My rondavel is a replica of the traditional Zulu hut, with an attached bathroom. Nice! I am thrilled, as it is starting to shower and turns into an afternoon drizzle, but a warm one.
Lunch is being served buffet style in a large dining room, to a large group. 

Cycling in Pretoria to warm up.

Assembling my Bike Friday and taking it out for a spin to make sure everything works, and I am so very pleased it does. It is a new bike and first big trip for it

I took it for a spin to Austin Rogers Bird Sanctuary right in Pretoria. The altitude here is about 4,550 feet so I can feel it. 

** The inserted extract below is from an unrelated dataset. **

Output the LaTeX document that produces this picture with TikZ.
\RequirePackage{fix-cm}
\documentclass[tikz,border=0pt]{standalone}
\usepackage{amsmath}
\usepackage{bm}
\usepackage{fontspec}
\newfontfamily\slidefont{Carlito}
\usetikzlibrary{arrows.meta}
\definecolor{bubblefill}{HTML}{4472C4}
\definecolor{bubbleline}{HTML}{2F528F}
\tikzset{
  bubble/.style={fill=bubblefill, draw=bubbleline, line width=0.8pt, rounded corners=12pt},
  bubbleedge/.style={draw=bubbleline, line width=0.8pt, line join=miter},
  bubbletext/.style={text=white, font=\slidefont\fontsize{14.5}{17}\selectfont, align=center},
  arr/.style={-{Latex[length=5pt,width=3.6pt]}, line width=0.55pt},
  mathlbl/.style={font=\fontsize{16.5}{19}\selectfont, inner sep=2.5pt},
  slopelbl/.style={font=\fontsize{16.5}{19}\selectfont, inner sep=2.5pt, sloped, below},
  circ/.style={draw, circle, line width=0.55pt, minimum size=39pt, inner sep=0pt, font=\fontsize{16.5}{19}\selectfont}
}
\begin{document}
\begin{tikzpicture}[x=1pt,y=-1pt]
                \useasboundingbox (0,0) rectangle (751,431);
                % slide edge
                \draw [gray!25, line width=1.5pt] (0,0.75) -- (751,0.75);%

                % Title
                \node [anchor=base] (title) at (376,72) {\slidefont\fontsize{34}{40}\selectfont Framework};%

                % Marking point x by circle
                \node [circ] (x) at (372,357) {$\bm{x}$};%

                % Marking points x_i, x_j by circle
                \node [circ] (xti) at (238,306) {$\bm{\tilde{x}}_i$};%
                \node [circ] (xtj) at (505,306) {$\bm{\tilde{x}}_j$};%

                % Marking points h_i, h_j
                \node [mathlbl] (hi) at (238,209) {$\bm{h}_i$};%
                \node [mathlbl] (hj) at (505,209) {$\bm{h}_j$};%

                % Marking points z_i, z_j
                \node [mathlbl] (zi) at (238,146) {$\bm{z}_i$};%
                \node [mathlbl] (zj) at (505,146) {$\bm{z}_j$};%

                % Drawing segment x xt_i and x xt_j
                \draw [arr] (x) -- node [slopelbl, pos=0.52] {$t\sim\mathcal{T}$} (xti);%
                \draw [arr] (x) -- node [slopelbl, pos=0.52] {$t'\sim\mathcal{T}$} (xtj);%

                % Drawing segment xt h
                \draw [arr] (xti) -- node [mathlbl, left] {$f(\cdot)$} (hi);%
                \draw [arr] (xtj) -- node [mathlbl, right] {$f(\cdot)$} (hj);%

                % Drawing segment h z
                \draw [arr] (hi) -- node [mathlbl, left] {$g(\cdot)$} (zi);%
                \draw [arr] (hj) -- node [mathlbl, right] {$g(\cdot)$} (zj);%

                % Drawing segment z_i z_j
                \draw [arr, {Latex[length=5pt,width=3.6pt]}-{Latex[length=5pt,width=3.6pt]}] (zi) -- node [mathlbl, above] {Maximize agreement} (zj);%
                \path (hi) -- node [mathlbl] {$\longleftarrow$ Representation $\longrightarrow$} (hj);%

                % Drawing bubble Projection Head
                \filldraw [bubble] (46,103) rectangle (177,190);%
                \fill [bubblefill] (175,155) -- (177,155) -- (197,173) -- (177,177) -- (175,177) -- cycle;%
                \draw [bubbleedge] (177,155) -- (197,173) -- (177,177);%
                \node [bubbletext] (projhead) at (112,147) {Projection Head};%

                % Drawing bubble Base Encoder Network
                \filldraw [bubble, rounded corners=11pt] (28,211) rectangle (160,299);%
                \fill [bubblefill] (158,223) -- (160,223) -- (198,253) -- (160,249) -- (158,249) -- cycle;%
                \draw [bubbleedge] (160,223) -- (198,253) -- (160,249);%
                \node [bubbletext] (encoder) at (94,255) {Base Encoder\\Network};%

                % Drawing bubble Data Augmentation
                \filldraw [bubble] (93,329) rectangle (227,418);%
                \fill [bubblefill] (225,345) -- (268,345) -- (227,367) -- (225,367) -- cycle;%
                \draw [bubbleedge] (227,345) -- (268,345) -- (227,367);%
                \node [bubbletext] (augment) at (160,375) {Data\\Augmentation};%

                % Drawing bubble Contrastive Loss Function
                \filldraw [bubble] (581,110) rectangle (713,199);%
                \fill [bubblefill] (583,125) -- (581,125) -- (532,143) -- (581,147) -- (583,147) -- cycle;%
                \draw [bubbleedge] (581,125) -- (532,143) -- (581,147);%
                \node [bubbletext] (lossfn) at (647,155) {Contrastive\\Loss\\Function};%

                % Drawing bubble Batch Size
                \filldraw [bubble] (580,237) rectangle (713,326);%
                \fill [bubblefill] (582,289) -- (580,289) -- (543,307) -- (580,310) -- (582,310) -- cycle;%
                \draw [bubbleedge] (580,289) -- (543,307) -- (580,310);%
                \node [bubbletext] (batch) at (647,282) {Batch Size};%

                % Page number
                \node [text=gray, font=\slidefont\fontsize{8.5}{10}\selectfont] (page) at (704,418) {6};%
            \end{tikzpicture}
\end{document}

A woman I had been corresponding with through contacted me and we met for lunch in a deli at the lovely Magnolia Park. (That is a website dedicated to cyclists.) We shared cycling stories, her latest big trip was taking her bicycle to Japan and solo cycling and camping for three months.
She was encouraging but not so sure it is saife for a woman to cycle solo in South Africa. Which is exactly what I am going to do.

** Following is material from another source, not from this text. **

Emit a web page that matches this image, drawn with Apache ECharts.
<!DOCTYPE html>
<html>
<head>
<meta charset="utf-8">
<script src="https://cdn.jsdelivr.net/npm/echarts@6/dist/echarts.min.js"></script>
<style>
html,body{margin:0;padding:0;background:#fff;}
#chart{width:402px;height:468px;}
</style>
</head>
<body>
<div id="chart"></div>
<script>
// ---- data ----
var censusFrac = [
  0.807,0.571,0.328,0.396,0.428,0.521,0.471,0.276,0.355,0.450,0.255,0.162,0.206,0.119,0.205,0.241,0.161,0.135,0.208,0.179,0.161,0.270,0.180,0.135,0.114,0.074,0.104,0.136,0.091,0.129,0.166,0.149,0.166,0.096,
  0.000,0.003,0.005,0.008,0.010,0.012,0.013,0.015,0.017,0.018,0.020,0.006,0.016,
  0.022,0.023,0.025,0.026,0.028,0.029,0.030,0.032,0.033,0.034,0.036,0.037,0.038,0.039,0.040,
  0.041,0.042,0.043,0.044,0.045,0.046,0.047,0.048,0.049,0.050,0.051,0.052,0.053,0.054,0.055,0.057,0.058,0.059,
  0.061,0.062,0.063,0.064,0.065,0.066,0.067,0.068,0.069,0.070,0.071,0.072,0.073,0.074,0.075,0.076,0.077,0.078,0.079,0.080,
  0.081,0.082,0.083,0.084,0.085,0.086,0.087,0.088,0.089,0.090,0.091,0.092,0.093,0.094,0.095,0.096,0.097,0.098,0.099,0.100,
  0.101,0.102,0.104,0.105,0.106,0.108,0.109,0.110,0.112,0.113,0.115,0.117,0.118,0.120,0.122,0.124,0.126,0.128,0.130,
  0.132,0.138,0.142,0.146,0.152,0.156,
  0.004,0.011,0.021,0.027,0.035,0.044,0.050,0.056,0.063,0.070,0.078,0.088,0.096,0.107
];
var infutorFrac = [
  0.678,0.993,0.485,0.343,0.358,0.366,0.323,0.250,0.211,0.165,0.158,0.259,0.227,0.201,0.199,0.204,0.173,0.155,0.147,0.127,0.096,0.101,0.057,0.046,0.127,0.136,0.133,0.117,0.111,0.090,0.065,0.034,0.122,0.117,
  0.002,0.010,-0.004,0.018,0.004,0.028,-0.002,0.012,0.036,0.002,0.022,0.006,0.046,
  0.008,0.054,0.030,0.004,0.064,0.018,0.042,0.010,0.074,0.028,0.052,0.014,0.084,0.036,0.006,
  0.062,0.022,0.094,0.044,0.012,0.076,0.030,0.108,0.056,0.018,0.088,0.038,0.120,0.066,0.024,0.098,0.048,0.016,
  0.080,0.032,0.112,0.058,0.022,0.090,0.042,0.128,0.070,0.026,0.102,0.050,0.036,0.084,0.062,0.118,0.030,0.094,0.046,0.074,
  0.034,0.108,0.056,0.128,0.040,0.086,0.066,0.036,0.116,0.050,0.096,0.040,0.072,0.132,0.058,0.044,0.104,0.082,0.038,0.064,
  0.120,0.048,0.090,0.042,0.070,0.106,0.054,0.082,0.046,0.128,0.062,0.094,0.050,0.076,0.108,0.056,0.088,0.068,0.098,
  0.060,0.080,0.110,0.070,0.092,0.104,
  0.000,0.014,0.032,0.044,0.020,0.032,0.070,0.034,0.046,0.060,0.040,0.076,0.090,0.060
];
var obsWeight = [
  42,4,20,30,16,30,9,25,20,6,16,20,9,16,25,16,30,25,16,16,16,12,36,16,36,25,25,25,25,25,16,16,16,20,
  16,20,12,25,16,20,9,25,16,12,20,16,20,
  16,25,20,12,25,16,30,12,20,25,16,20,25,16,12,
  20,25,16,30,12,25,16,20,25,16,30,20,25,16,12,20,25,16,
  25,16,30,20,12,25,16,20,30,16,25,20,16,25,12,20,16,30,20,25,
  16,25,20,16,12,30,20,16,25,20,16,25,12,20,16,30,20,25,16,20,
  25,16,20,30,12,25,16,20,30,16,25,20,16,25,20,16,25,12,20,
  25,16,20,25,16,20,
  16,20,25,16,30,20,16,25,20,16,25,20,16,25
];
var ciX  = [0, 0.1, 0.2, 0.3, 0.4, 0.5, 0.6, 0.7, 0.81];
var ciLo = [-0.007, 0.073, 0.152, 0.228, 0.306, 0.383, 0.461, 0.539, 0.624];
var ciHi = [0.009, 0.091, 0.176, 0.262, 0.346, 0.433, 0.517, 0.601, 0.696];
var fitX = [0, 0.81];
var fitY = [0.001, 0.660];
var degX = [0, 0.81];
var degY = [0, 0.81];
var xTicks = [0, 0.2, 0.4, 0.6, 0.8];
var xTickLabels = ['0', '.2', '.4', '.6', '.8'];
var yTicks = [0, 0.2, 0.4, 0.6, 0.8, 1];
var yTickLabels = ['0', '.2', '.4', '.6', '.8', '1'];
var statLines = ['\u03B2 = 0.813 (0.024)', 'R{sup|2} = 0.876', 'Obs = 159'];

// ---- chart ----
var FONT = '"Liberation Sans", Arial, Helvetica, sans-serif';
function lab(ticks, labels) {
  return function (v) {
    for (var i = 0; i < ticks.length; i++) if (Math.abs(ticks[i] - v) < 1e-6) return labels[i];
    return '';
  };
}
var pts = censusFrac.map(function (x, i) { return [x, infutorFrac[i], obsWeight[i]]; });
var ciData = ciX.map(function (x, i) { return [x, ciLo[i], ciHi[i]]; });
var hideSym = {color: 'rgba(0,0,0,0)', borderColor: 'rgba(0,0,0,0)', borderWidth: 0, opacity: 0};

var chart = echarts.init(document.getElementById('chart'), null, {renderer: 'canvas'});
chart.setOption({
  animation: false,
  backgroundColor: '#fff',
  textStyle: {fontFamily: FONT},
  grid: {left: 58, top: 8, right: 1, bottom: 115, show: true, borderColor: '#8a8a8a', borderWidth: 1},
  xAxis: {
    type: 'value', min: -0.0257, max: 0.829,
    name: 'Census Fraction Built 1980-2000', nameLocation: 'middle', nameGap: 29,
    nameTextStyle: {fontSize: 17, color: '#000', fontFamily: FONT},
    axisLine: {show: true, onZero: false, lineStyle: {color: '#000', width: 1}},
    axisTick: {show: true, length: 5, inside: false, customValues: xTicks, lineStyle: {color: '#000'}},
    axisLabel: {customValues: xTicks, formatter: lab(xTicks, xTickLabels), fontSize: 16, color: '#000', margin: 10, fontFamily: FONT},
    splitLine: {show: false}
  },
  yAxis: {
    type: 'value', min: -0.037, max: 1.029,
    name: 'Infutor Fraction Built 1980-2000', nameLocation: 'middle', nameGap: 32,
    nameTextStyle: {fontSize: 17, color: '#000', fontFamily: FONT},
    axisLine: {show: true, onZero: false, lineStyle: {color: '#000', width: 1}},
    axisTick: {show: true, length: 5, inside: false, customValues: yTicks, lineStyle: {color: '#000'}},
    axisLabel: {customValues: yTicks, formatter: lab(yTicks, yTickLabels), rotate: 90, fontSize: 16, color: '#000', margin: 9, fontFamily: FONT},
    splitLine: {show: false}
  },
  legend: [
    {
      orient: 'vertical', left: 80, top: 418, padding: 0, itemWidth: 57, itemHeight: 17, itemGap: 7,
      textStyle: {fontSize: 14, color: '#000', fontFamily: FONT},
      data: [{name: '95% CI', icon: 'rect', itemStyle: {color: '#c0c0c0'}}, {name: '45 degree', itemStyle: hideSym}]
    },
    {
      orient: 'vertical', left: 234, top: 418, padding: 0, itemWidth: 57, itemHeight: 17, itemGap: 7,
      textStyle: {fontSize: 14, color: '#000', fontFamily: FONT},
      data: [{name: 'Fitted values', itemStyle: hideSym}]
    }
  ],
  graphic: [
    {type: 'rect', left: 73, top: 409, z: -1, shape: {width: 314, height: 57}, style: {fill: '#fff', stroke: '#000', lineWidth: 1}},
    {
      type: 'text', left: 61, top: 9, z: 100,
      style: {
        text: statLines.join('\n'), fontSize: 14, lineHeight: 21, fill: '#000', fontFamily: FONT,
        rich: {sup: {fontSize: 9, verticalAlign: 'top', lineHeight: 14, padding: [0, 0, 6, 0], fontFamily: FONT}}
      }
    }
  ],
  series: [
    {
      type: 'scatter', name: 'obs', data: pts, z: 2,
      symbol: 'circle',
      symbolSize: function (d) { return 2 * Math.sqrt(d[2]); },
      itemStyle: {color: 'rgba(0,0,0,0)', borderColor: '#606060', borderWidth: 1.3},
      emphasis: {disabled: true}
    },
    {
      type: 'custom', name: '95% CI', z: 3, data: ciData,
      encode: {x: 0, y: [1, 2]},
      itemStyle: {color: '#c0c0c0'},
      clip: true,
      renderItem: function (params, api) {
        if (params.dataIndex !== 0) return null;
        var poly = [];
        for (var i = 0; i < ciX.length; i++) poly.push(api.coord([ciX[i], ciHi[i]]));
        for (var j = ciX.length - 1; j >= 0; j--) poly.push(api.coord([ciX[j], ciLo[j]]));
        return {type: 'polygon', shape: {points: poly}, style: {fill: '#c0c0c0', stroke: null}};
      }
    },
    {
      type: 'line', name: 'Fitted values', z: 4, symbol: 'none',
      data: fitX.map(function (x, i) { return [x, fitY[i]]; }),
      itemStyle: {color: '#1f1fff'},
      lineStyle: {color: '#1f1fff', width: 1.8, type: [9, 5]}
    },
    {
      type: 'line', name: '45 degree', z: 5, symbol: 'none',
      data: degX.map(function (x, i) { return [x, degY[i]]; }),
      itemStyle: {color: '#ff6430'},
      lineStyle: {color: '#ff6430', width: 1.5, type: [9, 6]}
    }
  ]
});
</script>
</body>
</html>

After lunch I cycled to downtown Pretoria to see the city hall and perhaps a museum but things were closing when I got there so I cycled back to my lovely guesthouse. It was an adventure in a totally black neighborhood with people of all ages out and about. One little boy about nine years old followed me through the park, really wanting his dad to get him a bike like mine, but in blue. His little sister just smiled and ragged along. Cute kids! I mostly walked my bike on sidewalks to avoid the busy traffic.
The guest house is more like a home stay as we get to eat with the family at their outside dining table, on a very large porch.
Tonight Delma was a newly arrived guest. She is just finished with her two-year volunteer job with the Peace Corps as a nurse in an area north of Pretoria, and had a month to explore before going back to her home in Queens, New York City. The Peace Corps here is focusing on the very large problem of AIDS.
Our host thanked her more than once for her work, saying we cannot deal with it ourselves.
Tomorrow I start cycling and am looking forward to it.